It would be interesting also to know about the average complexity of the structure of the resulting trees.
=== After rebuttal


Review 2 (by Claudia d’Amato)

(RELEVANCE TO ESWC) The paper proposes a tree learning based approach for performing efficient link discovery between RDF resources (either in the same knowledge base or between different knowledge bases) while maintaining comparative performances with state of the art systems. For the purpose, a system called Dragon, has been developed and its performances have been compared with state of the art systems.
The paper focuses on an interesting problem providing promising experimental results. However, whilst a good experimental evaluation is presented, the presentation of the proposed solution requires several improvements as reported in the comments below.
The paper and the focused problem certainly fits the conference topics.
(NOVELTY OF THE PROPOSED SOLUTION) The paper presents a moderate advance with respect to the state of the art but considering that the main goal is the improvement of the performances particualrly in terms of efficiency, the goal has been reached, as it has been showed in the expemental evaluation.
(CORRECTNESS AND COMPLETENESS OF THE PROPOSED SOLUTION) The formalization of the proposed solution lacks of clarity and some aspects do not appear fully correct. See detailed comments in the "Overall score" section.
(EVALUATION OF THE STATE-OF-THE-ART) The related works section is mostly a list of (certainly appropriate) related works without any discussion concerning the advances of the proposed solution with respect to the state of the art. Particularly, the value added of the proposed solution with respect to the existing methods based on decision trees that have been developed for solving the record linkage problem (which is actually closely related to the problem focused in this paper) should be discussed.
Additional and complementary studies that should be mentioned are also those based on key discovery for assessing particularly sameAs link between RDF resources (see for instance Symeonidou D., Armant V., Pernelle N., Saïs F. (2014) SAKey: Scalable Almost Key Discovery in RDF Data.

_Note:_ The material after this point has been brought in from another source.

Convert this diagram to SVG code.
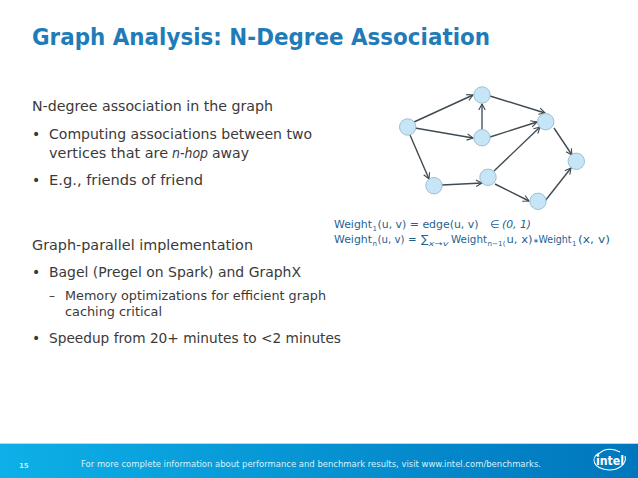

In: Mika P. et al. (eds) The Semantic Web – ISWC 2014. ISWC 2014. Lecture Notes in Computer Science, vol 8796. Springer, Cham) and maybe some self-citations can be removed (for instance you can report just the most representative survey).
(DEMONSTRATION AND DISCUSSION OF THE PROPERTIES OF THE PROPOSED APPROACH) Appreciated both the analysis of the computational complexity of the proposed solution as well as the experimental evaluation
(REPRODUCIBILITY AND GENERALITY OF THE EXPERIMENTAL STUDY) All the important information for making the experiments reproducible seems to the within the paper.
(OVERALL SCORE) The paper proposes a tree learning based approach for performing efficient link discovery between RDF resources (either in the same knowledge base or between different knowledge bases) while maintaining comparative performances with state of the art systems. For the purpose, a system called Dragon, has been developed and its performances have been compared with state of the art systems.
The paper focuses on an interesting problem providing promising experimental results. However, whilst a good experimental evaluation is presented, the presentation of the proposed solution requires several improvements as reported in the comments below.
The declarative link discovery framework should be introduced in a more formal way. An implicit closed world assumption is made when reformulating the problem as a classification problem as such the usage of the negation for the class -1 does not appear fully appropriate.
- See also what has been suggested within the related works section
As for the proof on page 6, given that \theta_{I,j} is a threshold, it is not clear the reason why its value becomes 0 in the else condition. Additionally, this does not seem to be applied in figure 2. Overall the proof results a bit artificial since it could be directly asserted by construction, namely by the text reported after proposition 1. Indeed, in the so called inductive step, such a  construction is actually exploited, otherwise what has been reported in the inductive step and also in the figure cannot be asserted e.g. the conjunction and disjunction cannot be added, the only operator that could be considered is the difference introduced in the base step.
The text reported after proposition 1 should be clearly formalized by means of an algorithm and it should be reported that this part is clearly inspired by traditional methods for learning First Order Logic Decision Trees as well as the most recent methods for learning Terminological Decision Trees. The authors also refer to L'_2 that has not been introduced before its usage.
In section 5.1, the necessity of updating the training data when building the tree suddenly appears. This problem should be properly introduced and explained, currently it is neither clear the reason why the training data need to be updated (particularly when using the Gini index) nor how such an update is computed.
It would be better to sketch the  procedure for growing the tree by an algorithm. In case of lack of space, algorithm 3 could be omitted.
On page 13, the authors refer to noisy datasets. What are the noisy datasets should be reported at beginning of section 6 possibly jointly with information concerning the percentage of noise in such datasets.
The analysis of the computational complexity is highly appreciated.
MINOR:
- end of page 13: "the quality of the LSs it generate are inferior..." --> "the quality of the LSs it generate is inferior..."
----- AFTER REBUTTAL PHASE -----
I would like to thank the authors for the clarification. I would suggest to make it clear within the paper.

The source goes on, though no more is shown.